The Blow Dryer: Your New Best Friend (Whether You Like It Or Not)

Listen, I get it. Using a blow dryer feels "extra." But if you want a medium cut hairstyle men see on celebrities, you need heat. Air-drying medium hair usually leads to it laying flat against your skull.

The trick is to blow dry in the opposite direction of how you want the hair to lay. Want it to go right? Blow dry it to the left first. This creates tension and "lift" at the root. It’s a simple physics trick that adds massive volume. Once it’s 90% dry, flip it back to the side you want and finish with a blast of cold air to set the shape.

Common Mistakes You’re Probably Making

  • Ignoring the Cowlick: We all have them. If your medium cut doesn't account for the direction your hair naturally grows at the crown, it’s going to pop up like a literal horn.
  • Too Much Washing: Medium hair needs its natural oils to have "grip." If you wash it every single day with harsh sulfates, it becomes "fluffy." Fluffy is the enemy of cool. Try washing every 2-3 days instead.
  • Using a Comb for Everything: Use your hands. Your fingers create a more natural, lived-in texture. Save the comb for your 95-year-old grandfather’s side part.

Actionable Steps for Your Next Barber Visit

Don't just walk in and say "medium length." That means nothing.

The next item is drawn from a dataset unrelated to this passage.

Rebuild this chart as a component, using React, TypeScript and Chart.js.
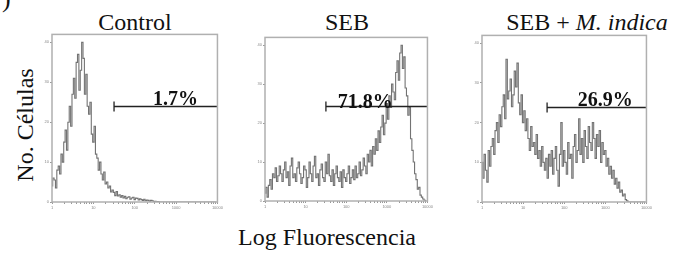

  1. Bring a Photo of Someone With Your Hair Type: If you have curly hair, don't show a picture of Brad Pitt from Fury. It’s not helpful.
  2. Ask for "Interior Weight Removal": This tells the barber you want the length, but you don't want the bulk.
  3. Define the Perimeter: Tell them specifically if you want a tapered neck, a blocked neck, or a natural "grown-out" look.
  4. Buy One Quality Product: Ask your barber what they used at the end of the cut. Then actually buy it. They aren't just upselling you; they’re giving you the tool you need to recreate the look at home.

The medium cut is a transition. It’s a statement of patience. Whether you’re heading toward a long mane or just keeping it at that perfect 4-inch sweet spot, the key is intentionality. Stop letting your hair just "happen" to you. Control the volume, manage the edges, and for the love of everything, put down the crunchy gel.